▶ [Your goal]: Please return nothing but the lines between the line holding "Output the web" and the line holding "-8, -8, -8, -8, -8];", both ends included, without the pictures.

▶ [Provided records]:
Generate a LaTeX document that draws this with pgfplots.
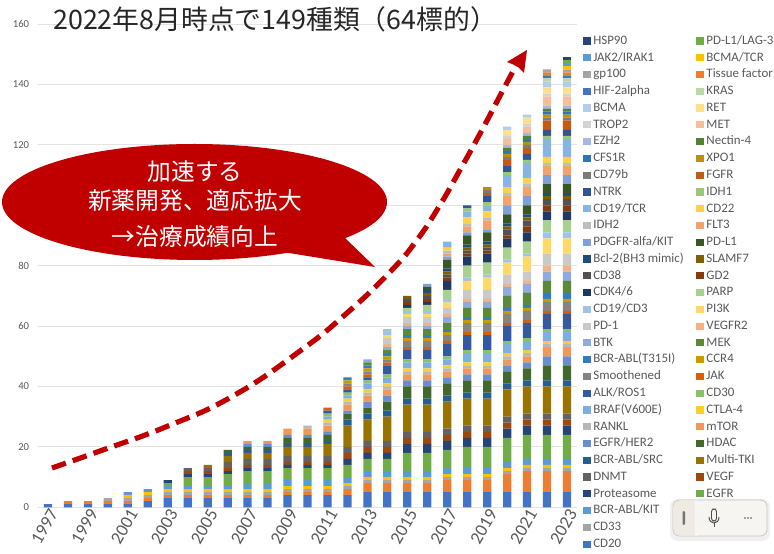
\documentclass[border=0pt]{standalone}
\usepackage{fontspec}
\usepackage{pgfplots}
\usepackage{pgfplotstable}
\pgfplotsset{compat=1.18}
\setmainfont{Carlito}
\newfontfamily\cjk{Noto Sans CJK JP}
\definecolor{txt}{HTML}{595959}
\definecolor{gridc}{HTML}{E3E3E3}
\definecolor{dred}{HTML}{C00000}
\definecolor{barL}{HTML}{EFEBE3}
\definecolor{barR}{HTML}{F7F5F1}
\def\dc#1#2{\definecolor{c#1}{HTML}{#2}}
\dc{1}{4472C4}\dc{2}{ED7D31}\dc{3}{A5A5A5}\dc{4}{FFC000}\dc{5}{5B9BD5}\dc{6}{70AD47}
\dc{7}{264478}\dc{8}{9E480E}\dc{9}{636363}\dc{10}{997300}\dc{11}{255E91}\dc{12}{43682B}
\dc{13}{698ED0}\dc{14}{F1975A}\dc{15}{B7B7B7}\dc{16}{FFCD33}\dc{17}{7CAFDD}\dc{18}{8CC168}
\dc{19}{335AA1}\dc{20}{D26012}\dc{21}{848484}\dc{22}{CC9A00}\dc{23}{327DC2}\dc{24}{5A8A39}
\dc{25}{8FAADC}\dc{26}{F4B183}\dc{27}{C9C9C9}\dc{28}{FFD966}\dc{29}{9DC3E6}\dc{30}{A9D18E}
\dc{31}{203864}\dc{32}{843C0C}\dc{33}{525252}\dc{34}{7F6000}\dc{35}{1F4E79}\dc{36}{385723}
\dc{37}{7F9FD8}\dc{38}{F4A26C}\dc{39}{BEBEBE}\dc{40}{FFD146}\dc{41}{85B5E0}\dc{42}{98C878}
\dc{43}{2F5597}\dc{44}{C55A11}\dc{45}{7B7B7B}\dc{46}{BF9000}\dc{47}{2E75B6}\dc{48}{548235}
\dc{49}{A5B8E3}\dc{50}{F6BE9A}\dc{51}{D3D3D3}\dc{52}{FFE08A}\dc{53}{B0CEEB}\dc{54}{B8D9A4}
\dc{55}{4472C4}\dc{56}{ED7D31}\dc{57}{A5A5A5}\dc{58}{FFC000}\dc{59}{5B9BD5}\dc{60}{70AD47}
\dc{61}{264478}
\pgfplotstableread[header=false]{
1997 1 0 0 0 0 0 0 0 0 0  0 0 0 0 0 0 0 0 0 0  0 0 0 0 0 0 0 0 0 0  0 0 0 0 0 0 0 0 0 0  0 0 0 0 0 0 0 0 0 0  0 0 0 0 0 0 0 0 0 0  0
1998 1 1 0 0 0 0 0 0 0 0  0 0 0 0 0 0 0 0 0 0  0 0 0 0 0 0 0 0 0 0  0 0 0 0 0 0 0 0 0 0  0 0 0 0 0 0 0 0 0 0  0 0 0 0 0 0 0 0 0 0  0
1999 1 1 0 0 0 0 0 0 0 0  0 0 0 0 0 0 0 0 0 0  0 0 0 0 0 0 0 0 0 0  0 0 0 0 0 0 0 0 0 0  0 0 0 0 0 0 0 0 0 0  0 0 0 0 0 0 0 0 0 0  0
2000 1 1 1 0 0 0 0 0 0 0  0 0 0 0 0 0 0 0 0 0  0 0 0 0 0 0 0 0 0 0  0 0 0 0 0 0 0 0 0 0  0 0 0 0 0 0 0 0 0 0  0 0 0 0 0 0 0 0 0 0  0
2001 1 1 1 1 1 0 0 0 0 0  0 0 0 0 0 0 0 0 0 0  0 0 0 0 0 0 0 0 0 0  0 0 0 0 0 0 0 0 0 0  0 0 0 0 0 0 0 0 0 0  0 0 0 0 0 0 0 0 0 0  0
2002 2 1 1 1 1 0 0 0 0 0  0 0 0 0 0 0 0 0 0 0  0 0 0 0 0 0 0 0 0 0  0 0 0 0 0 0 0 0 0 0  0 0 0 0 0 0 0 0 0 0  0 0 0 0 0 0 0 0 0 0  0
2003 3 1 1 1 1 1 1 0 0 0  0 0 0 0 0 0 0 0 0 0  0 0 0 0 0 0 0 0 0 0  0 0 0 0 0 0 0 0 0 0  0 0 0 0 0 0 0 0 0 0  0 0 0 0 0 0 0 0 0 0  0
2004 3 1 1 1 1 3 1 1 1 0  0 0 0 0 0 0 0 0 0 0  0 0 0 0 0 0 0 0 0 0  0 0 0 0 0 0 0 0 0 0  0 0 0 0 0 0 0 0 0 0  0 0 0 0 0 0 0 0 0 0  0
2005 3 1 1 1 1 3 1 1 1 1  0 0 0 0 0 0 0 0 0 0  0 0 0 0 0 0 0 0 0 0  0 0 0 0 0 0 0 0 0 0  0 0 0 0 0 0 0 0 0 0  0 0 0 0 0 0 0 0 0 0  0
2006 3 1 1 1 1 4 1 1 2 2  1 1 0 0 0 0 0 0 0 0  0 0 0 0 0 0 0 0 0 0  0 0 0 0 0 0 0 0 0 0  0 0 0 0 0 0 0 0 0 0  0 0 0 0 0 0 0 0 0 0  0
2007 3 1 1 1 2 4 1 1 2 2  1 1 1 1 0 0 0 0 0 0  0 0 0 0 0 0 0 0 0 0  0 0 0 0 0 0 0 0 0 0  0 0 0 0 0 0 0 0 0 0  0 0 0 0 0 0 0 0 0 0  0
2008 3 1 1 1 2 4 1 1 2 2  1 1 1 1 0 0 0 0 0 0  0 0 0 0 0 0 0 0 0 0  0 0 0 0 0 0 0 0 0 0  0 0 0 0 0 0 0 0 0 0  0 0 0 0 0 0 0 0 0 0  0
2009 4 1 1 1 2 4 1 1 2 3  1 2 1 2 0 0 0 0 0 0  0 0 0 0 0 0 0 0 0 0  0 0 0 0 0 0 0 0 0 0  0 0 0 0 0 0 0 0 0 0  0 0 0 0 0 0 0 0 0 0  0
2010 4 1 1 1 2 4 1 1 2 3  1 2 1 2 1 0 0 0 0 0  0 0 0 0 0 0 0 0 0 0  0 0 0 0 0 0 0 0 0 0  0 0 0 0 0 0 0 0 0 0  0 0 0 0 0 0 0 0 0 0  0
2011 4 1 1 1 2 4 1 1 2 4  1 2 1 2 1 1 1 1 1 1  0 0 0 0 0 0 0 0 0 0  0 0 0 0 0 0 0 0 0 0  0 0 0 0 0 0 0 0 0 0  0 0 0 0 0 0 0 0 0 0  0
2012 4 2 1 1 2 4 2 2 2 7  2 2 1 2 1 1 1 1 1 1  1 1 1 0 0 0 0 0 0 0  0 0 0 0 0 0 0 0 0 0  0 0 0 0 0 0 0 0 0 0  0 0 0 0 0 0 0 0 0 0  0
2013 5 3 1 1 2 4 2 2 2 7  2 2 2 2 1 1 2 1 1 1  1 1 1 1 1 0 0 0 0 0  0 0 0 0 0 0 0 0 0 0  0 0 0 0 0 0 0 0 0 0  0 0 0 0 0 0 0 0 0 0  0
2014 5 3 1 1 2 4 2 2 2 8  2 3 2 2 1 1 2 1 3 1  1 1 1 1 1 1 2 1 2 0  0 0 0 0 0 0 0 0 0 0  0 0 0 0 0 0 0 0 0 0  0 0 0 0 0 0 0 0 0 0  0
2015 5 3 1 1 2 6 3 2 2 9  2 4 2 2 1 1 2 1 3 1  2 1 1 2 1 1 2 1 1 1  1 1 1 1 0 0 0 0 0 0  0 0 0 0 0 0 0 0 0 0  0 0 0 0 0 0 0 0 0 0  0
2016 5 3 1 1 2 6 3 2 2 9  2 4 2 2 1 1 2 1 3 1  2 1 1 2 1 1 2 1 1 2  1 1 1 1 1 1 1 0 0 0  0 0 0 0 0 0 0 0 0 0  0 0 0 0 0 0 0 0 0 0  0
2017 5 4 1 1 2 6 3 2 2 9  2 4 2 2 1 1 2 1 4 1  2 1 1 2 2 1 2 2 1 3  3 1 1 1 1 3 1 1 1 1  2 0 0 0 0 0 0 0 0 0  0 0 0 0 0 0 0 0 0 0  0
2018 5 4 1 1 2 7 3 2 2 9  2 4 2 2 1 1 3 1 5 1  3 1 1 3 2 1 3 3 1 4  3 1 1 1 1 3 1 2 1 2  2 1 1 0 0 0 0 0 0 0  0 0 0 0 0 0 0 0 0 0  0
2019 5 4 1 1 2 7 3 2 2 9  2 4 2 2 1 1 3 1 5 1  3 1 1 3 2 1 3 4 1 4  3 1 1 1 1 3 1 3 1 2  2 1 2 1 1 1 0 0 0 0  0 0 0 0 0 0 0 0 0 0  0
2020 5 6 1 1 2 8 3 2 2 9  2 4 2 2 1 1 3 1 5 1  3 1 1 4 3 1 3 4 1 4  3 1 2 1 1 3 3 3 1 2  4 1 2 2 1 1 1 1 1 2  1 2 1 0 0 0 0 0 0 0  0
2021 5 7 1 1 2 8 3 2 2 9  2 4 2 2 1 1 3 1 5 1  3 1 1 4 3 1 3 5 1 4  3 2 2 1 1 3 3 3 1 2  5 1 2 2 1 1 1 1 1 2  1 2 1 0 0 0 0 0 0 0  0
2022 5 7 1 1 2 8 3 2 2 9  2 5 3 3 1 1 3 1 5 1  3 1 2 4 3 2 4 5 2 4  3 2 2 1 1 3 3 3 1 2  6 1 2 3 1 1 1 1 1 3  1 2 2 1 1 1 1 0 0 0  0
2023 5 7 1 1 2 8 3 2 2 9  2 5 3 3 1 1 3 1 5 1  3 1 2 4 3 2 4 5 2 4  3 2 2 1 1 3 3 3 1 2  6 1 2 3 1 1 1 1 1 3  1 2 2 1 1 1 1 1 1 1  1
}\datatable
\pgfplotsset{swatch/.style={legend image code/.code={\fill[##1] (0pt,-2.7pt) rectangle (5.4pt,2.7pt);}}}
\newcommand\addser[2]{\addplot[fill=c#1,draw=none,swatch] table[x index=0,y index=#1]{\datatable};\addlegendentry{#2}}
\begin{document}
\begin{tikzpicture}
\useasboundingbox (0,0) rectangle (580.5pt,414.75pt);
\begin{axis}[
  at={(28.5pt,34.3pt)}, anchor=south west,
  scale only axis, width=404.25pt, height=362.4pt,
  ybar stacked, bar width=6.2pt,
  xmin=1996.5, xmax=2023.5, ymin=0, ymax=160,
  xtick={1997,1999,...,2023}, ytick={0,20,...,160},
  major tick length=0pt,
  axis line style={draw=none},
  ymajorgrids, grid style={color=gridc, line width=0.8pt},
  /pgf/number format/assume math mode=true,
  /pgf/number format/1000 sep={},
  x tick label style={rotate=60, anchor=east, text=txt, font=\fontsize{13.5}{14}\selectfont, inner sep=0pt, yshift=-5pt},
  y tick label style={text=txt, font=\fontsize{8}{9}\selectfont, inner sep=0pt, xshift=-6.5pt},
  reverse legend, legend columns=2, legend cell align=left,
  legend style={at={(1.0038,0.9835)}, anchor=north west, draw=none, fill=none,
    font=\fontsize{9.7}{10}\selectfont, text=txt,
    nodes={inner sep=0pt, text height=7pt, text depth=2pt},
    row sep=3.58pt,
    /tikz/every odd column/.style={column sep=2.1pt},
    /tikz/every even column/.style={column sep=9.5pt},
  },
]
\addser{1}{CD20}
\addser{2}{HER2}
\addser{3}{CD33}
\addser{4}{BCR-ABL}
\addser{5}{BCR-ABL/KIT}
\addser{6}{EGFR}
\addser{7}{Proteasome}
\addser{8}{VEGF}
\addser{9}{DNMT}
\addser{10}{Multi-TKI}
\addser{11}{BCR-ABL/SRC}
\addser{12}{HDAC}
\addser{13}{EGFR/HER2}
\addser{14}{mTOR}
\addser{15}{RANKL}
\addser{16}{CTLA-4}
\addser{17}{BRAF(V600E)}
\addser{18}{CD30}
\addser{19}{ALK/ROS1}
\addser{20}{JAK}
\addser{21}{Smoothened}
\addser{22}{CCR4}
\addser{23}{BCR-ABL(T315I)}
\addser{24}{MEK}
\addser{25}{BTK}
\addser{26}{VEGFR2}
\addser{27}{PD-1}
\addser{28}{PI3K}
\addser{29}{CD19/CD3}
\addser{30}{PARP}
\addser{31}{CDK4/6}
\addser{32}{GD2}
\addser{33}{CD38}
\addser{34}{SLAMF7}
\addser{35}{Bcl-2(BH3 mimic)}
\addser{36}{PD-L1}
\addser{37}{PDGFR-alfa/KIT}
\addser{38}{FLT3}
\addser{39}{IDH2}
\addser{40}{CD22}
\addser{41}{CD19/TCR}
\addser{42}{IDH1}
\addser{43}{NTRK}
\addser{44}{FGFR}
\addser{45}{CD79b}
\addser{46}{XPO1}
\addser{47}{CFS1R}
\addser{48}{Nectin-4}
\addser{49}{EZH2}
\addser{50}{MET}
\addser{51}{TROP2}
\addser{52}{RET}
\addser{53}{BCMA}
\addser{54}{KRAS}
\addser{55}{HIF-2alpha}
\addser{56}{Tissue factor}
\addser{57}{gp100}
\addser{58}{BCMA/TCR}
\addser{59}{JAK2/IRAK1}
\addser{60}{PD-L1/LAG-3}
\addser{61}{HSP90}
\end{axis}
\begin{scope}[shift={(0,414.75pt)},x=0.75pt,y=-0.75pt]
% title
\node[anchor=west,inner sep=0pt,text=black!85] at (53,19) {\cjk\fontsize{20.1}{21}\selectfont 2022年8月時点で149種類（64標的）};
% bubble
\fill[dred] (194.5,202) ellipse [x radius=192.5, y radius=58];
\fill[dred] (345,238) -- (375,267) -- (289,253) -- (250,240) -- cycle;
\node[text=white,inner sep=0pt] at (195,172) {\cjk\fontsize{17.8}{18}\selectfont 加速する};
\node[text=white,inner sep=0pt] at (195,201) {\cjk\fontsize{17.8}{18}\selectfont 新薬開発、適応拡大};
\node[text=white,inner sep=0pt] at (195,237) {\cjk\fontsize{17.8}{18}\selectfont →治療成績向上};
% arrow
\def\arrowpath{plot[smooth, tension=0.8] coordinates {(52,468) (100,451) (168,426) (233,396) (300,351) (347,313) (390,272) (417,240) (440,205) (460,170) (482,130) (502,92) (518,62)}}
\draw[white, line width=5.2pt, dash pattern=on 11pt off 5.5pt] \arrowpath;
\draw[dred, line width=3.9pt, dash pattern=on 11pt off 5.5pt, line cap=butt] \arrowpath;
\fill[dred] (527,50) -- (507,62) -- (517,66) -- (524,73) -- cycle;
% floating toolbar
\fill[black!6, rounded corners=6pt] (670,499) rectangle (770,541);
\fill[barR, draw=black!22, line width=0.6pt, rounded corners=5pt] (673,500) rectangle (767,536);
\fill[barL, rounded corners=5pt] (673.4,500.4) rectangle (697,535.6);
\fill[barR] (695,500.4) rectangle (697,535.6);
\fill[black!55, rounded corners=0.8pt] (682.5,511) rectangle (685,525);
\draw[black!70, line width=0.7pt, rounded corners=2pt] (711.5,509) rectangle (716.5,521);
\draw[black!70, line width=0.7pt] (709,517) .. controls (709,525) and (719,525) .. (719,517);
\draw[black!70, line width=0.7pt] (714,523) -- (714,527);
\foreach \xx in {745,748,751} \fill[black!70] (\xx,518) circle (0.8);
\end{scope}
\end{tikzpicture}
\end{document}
---
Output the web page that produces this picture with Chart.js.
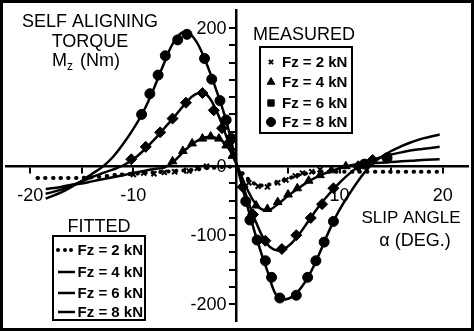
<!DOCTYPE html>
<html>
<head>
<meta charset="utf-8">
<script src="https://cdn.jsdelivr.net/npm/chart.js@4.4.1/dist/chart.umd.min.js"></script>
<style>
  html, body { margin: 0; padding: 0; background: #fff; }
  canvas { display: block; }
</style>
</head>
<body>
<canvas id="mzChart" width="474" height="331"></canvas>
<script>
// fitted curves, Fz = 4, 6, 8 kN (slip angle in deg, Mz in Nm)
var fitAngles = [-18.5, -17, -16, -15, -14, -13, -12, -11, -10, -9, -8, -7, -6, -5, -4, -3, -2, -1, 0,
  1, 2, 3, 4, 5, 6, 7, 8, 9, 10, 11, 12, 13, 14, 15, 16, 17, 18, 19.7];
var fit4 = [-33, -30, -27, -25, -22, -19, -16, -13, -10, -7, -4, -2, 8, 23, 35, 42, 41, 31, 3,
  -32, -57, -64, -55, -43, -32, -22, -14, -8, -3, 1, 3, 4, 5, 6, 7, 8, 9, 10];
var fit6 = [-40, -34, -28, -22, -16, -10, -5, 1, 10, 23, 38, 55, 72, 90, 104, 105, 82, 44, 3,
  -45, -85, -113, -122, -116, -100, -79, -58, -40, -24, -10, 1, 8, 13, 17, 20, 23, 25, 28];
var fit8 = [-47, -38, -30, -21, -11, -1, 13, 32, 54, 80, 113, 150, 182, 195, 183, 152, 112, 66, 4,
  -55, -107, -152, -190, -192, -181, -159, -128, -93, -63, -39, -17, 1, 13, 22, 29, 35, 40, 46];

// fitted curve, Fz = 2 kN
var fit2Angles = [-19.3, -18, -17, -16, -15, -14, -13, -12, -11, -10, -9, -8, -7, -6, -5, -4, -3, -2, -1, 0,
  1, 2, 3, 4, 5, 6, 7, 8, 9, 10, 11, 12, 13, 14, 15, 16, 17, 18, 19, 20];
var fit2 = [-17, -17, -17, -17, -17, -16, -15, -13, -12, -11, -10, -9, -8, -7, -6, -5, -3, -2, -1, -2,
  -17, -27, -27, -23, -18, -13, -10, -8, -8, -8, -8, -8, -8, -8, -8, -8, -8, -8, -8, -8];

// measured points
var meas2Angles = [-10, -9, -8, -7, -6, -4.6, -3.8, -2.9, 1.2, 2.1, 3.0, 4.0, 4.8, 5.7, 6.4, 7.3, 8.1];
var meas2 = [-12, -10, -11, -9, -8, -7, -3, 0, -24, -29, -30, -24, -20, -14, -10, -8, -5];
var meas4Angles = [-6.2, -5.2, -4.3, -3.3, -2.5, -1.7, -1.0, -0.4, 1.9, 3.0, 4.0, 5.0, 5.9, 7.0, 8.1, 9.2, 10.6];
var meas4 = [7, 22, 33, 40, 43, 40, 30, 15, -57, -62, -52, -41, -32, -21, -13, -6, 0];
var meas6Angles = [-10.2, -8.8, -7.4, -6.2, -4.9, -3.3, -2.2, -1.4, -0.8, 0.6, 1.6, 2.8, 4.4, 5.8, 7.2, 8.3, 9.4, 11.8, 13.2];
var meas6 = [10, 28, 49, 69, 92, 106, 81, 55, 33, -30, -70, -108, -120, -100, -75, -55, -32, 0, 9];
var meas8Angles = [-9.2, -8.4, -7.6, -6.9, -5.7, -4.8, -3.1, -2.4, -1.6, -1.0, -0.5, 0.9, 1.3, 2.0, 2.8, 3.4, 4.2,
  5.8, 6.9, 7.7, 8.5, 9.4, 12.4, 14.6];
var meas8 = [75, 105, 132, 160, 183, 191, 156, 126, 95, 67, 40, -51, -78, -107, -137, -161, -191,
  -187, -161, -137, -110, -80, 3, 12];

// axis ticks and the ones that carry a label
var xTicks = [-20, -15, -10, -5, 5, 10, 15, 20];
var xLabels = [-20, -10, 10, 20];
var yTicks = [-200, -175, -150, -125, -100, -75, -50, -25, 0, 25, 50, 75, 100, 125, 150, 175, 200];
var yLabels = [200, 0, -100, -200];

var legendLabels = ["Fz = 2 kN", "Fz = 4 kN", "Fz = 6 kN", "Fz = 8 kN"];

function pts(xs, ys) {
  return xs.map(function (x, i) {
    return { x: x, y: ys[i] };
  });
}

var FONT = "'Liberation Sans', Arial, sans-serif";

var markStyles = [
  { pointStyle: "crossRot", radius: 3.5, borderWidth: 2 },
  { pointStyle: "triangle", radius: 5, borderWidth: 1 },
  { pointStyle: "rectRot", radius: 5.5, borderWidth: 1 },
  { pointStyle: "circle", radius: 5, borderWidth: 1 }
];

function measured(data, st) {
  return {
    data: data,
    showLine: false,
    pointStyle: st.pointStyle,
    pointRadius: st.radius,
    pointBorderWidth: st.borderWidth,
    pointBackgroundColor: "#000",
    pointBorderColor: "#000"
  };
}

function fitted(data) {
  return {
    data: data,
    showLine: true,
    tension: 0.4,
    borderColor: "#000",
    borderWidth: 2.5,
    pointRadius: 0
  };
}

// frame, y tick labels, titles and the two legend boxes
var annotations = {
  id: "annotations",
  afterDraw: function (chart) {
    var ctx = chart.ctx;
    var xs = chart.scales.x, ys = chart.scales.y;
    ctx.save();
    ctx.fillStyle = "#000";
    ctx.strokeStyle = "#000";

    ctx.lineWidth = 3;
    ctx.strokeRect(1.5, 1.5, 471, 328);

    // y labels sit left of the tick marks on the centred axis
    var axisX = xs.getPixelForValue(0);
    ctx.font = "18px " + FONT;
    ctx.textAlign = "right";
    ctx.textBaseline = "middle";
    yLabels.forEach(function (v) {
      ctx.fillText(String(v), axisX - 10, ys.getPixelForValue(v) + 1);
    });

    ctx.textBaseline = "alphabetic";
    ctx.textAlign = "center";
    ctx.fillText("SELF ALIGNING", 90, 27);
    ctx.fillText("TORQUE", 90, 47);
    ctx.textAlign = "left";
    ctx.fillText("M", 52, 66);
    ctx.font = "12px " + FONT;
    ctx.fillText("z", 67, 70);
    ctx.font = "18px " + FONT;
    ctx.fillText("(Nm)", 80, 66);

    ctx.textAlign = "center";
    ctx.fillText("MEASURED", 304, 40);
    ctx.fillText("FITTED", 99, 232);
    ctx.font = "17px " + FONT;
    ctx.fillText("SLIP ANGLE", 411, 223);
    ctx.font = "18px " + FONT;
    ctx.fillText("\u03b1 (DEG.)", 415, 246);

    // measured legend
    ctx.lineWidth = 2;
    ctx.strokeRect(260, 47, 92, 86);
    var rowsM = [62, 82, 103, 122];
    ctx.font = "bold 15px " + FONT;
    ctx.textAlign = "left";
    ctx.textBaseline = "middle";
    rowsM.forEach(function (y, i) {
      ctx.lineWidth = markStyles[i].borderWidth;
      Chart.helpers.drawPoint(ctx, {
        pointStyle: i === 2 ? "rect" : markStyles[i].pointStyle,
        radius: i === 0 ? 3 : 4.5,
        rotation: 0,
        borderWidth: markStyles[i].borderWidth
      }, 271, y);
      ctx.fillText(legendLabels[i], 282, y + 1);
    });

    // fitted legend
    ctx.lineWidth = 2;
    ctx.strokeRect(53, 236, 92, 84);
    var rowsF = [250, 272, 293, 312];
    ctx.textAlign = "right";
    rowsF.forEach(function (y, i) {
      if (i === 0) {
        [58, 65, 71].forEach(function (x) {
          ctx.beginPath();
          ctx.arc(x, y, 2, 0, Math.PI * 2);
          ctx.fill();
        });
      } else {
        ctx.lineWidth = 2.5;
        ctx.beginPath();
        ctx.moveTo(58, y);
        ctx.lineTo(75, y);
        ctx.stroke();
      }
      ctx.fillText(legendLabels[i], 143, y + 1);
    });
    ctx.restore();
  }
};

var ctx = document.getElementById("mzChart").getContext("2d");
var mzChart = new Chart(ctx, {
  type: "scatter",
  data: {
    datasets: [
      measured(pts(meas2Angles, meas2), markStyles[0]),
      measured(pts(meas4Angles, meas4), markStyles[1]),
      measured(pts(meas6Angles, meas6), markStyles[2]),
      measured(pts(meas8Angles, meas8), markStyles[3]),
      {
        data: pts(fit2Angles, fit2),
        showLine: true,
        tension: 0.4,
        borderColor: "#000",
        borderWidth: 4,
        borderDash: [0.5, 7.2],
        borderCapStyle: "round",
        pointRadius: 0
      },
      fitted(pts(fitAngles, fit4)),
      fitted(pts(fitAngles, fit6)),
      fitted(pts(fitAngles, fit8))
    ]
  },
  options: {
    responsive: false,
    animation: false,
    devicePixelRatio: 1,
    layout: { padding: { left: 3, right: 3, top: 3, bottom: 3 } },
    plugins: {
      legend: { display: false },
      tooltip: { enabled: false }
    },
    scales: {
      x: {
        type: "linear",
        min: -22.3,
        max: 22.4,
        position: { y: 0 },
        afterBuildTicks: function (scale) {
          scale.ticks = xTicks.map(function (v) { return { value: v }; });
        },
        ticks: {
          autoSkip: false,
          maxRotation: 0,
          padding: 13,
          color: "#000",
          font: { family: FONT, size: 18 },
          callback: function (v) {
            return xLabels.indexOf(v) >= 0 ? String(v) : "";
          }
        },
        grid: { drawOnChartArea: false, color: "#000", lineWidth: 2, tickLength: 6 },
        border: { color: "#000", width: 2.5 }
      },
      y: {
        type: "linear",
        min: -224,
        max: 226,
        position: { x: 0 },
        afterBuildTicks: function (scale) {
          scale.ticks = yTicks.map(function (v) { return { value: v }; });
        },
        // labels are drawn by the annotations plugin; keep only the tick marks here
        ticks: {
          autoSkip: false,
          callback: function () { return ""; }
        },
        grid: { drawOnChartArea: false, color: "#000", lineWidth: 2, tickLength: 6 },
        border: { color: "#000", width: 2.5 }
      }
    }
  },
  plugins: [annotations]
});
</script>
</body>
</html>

▶ [Response]:
Output the web page that produces this picture with Chart.js.
<!DOCTYPE html>
<html>
<head>
<meta charset="utf-8">
<script src="https://cdn.jsdelivr.net/npm/chart.js@4.4.1/dist/chart.umd.min.js"></script>
<style>
  html, body { margin: 0; padding: 0; background: #fff; }
  canvas { display: block; }
</style>
</head>
<body>
<canvas id="mzChart" width="474" height="331"></canvas>
<script>
// fitted curves, Fz = 4, 6, 8 kN (slip angle in deg, Mz in Nm)
var fitAngles = [-18.5, -17, -16, -15, -14, -13, -12, -11, -10, -9, -8, -7, -6, -5, -4, -3, -2, -1, 0,
  1, 2, 3, 4, 5, 6, 7, 8, 9, 10, 11, 12, 13, 14, 15, 16, 17, 18, 19.7];
var fit4 = [-33, -30, -27, -25, -22, -19, -16, -13, -10, -7, -4, -2, 8, 23, 35, 42, 41, 31, 3,
  -32, -57, -64, -55, -43, -32, -22, -14, -8, -3, 1, 3, 4, 5, 6, 7, 8, 9, 10];
var fit6 = [-40, -34, -28, -22, -16, -10, -5, 1, 10, 23, 38, 55, 72, 90, 104, 105, 82, 44, 3,
  -45, -85, -113, -122, -116, -100, -79, -58, -40, -24, -10, 1, 8, 13, 17, 20, 23, 25, 28];
var fit8 = [-47, -38, -30, -21, -11, -1, 13, 32, 54, 80, 113, 150, 182, 195, 183, 152, 112, 66, 4,
  -55, -107, -152, -190, -192, -181, -159, -128, -93, -63, -39, -17, 1, 13, 22, 29, 35, 40, 46];

// fitted curve, Fz = 2 kN
var fit2Angles = [-19.3, -18, -17, -16, -15, -14, -13, -12, -11, -10, -9, -8, -7, -6, -5, -4, -3, -2, -1, 0,
  1, 2, 3, 4, 5, 6, 7, 8, 9, 10, 11, 12, 13, 14, 15, 16, 17, 18, 19, 20];
var fit2 = [-17, -17, -17, -17, -17, -16, -15, -13, -12, -11, -10, -9, -8, -7, -6, -5, -3, -2, -1, -2,
  -17, -27, -27, -23, -18, -13, -10, -8, -8, -8, -8, -8, -8, -8, -8, -8, -8, -8, -8, -8];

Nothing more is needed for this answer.